In your organisation has email communication and overload ever been raised as an issue:
- in a staff engagement survey?
- in a management meeting?
- at an away day focused on smarter working?
Often the problem of email raises its head and plans are made to tackle it once and for all. But then other higher priority items arise that require urgent attention and the email issue is ‘kicked into the long grass’.
The problem is forgotten – only to come up again the following quarter or year. The problem has not changed and often has grown worse.
As one HR Director said to me recently ‘my company is at crisis point with emails – people have just had enough’. Staff at her company were struggling to cope with hundreds of emails which they were unable to prioritise - and the thought of deleting created anxiety.
They were suffering from a form of email inertia – they couldn’t go forward and couldn’t go back.

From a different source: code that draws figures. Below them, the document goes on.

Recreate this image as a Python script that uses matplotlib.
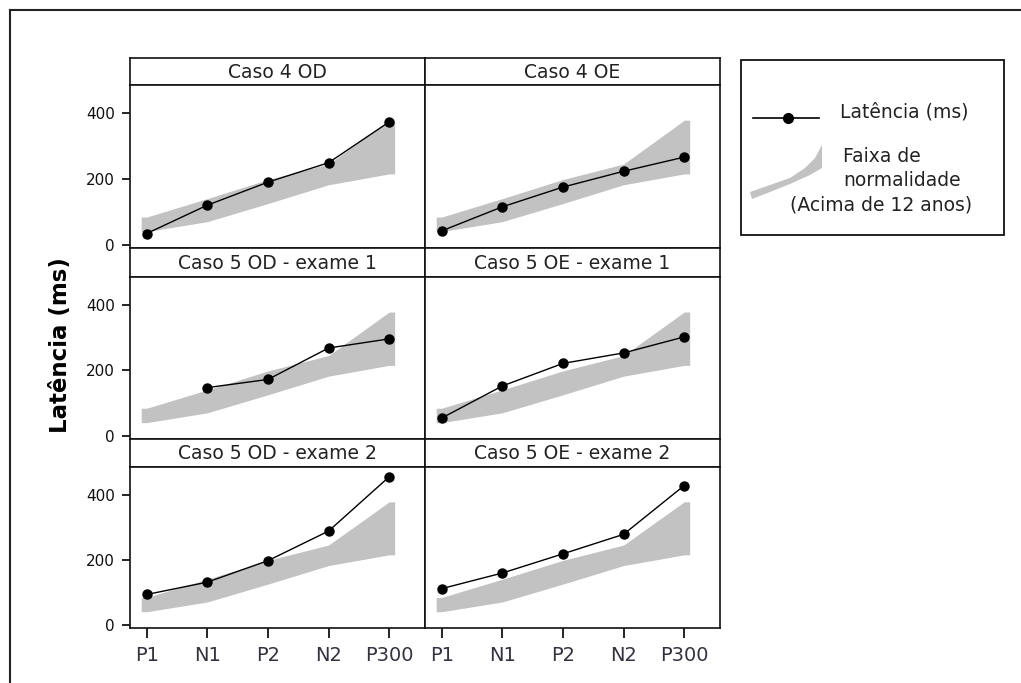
import numpy as np
import matplotlib
matplotlib.use('Agg')
import matplotlib.pyplot as plt
from matplotlib.patches import Polygon, Rectangle
from matplotlib.lines import Line2D

# ---------------- data ----------------
categories = ['P1', 'N1', 'P2', 'N2', 'P300']
band_lower = [40, 70, 125, 182, 215]     # lower limit of normal range (> 12 years)
band_upper = [84, 140, 198, 245, 378]    # upper limit of normal range

panel_titles = ['Caso 4 OD', 'Caso 4 OE',
                'Caso 5 OD - exame 1', 'Caso 5 OE - exame 1',
                'Caso 5 OD - exame 2', 'Caso 5 OE - exame 2']
caso4_od = [34, 120, 190, 249, 373]
caso4_oe = [42, 115, 175, 223, 266]
caso5_od_ex1 = [np.nan, 147, 172, 268, 296]
caso5_oe_ex1 = [54, 152, 221, 253, 302]
caso5_od_ex2 = [93, 131, 197, 288, 455]
caso5_oe_ex2 = [111, 159, 218, 278, 428]
series = [caso4_od, caso4_oe, caso5_od_ex1, caso5_oe_ex1, caso5_od_ex2, caso5_oe_ex2]
yticks = [0, 200, 400]

legend_line_label = 'Latência (ms)'
legend_band_label = ['Faixa de', 'normalidade', '(Acima de 12 anos)']
ylabel = 'Latência (ms)'

# ---------------- layout helpers ----------------
W, H = 1021, 683
fig = plt.figure(figsize=(W / 100, H / 100), dpi=100)
fig.patch.set_facecolor('white')


def fx(x):
    return x / W


def fy(y):
    return 1 - y / H


def rect(l, t, r, b):
    return [fx(l), fy(b), (r - l) / W, (b - t) / H]


# outer frame (top and left lines)
fig.add_artist(Line2D([fx(10), 1.0], [fy(10), fy(10)], color='#222222', lw=1.5,
                      transform=fig.transFigure))
fig.add_artist(Line2D([fx(10), fx(10)], [fy(10), 0.0], color='#222222', lw=1.5,
                      transform=fig.transFigure))

cols = [(130, 425), (425, 720)]
rows = [(58, 85, 248), (248, 277, 439), (439, 467, 628)]  # strip top, panel top, panel bottom

xpos = np.arange(1, len(categories) + 1)
ext = 0.09
band_x = np.concatenate([[xpos[0] - ext], xpos, [xpos[-1] + ext]])
band_lo = np.concatenate([[band_lower[0]], band_lower, [band_lower[-1]]])
band_hi = np.concatenate([[band_upper[0]], band_upper, [band_upper[-1]]])

text_color = '#222222'
tick_color = '#333340'
band_color = '#c2c2c2'

for i, (title, vals) in enumerate(zip(panel_titles, series)):
    r, c = divmod(i, 2)
    st, pt, pb = rows[r]
    l, rr = cols[c]
    # strip
    sax = fig.add_axes(rect(l, st, rr, pt))
    sax.set_xticks([]); sax.set_yticks([])
    sax.set_facecolor('white')
    for s in sax.spines.values():
        s.set_linewidth(1.2); s.set_color('#111111')
    sax.text(0.5, 0.47, title, ha='center', va='center', fontsize=13.5,
             color=text_color, family='DejaVu Sans', transform=sax.transAxes)
    # panel
    ax = fig.add_axes(rect(l, pt, rr, pb))
    ax.set_facecolor('white')
    for s in ax.spines.values():
        s.set_linewidth(1.2); s.set_color('#111111')
    ax.fill_between(band_x, band_lo, band_hi, color=band_color, lw=0, zorder=1)
    ax.plot(xpos, vals, color='black', lw=1.0, marker='o', ms=6.5,
            markerfacecolor='black', markeredgecolor='black', zorder=3)
    ax.set_xlim(0.725, 5.59)
    ax.set_ylim(-10, 485)
    ax.set_xticks(xpos)
    ax.set_yticks(yticks)
    if c == 0:
        ax.set_yticklabels([str(t) for t in yticks], fontsize=11, color='#111111')
        ax.tick_params(axis='y', direction='out', length=6, width=1.2, pad=5)
    else:
        ax.tick_params(axis='y', length=0, labelleft=False)
    if r == 2:
        ax.set_xticklabels(categories, fontsize=14, color=tick_color)
        ax.tick_params(axis='x', direction='out', length=7, width=1.2, pad=6)
    else:
        ax.tick_params(axis='x', length=0, labelbottom=False)

# y label
fig.text(fx(61), fy(345), ylabel, rotation=90, ha='center', va='center',
         fontsize=16.5, fontweight='bold', color='black', family='DejaVu Sans')

# legend box
fig.add_artist(Rectangle((fx(741), fy(235)), (1004 - 741) / W, (235 - 60) / H,
                         transform=fig.transFigure, fill=False,
                         edgecolor='#111111', lw=1.3))
fig.add_artist(Line2D([fx(753), fx(819)], [fy(118), fy(118)], color='black', lw=1.2,
                      transform=fig.transFigure))
fig.add_artist(Line2D([fx(788)], [fy(118)], color='black', marker='o', ms=7,
                      transform=fig.transFigure))
fig.text(fx(840), fy(112), legend_line_label, ha='left', va='center', fontsize=13.5,
         color=text_color, family='DejaVu Sans')
wedge = [(750, 192), (770, 185), (790, 178), (805, 168), (815, 158), (822, 145),
         (822, 168), (810, 175), (790, 184), (770, 192), (752, 199)]
fig.add_artist(Polygon([(fx(x), fy(y)) for x, y in wedge], closed=True,
                       transform=fig.transFigure, facecolor=band_color, edgecolor='none'))
fig.text(fx(843), fy(157), legend_band_label[0], ha='left', va='center', fontsize=13.5,
         color=text_color, family='DejaVu Sans')
fig.text(fx(843), fy(181), legend_band_label[1], ha='left', va='center', fontsize=13.5,
         color=text_color, family='DejaVu Sans')
fig.text(fx(790), fy(205), legend_band_label[2], ha='left', va='center', fontsize=13.5,
         color=text_color, family='DejaVu Sans')

fig.savefig('out.png', dpi=100, facecolor='white')
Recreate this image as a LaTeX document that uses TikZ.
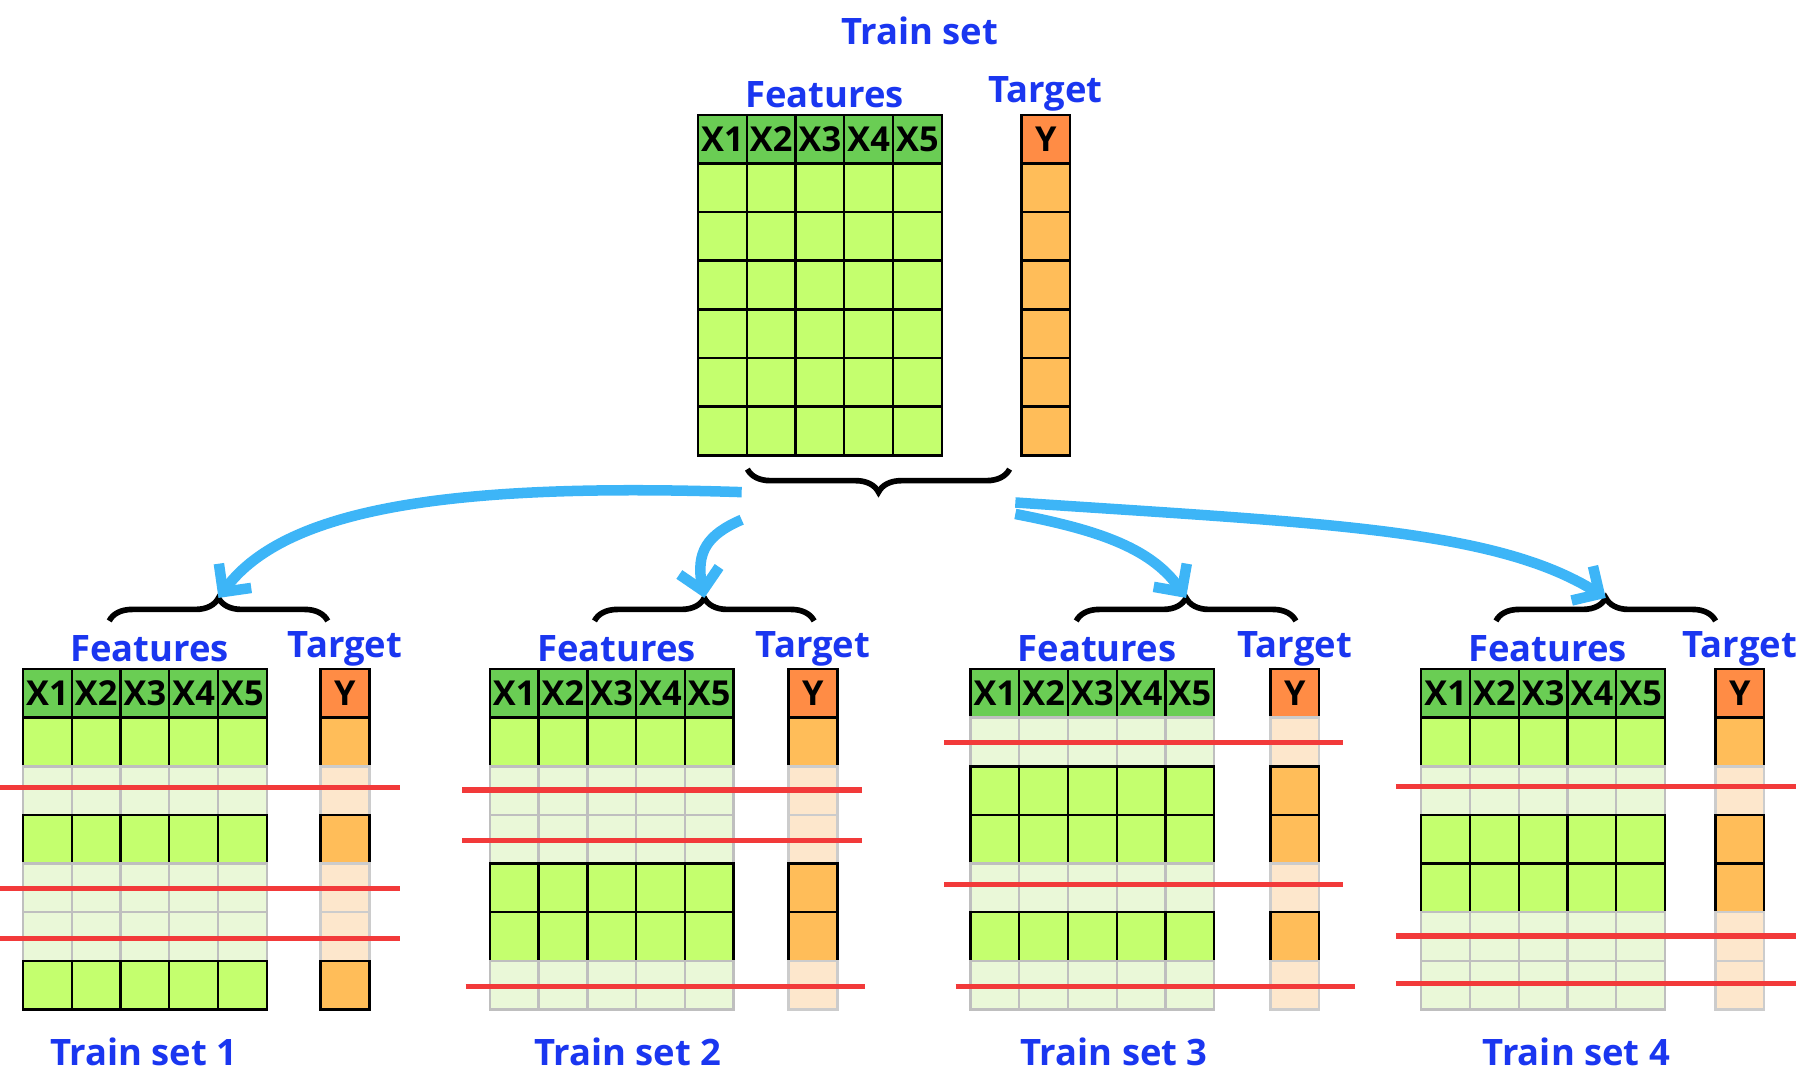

Staff were stuck in “email mud”. This was affecting well-being and productivity.
People seem to think that email will sort itself out. After all, staff should be able to cope with their own inboxes – shouldn’t they?
Independent research conducted at Guy’s and St Thomas’ NHS Foundation Trust has shown that email training will:
- Save staff 31.1 minutes on email per person every day
- Help staff work more effectively under pressure and feel less stressed
- Reduce anxiety
It does not make any sense to kick the email problem back into the long grass again – it is time to knock it on the head once and for all.
If not now - then when would you suggest?
As a senior manager said recently: “We shouldn’t be trying to get better at using email – we should be brilliant at it. It is the main way we communicate for goodness sake!”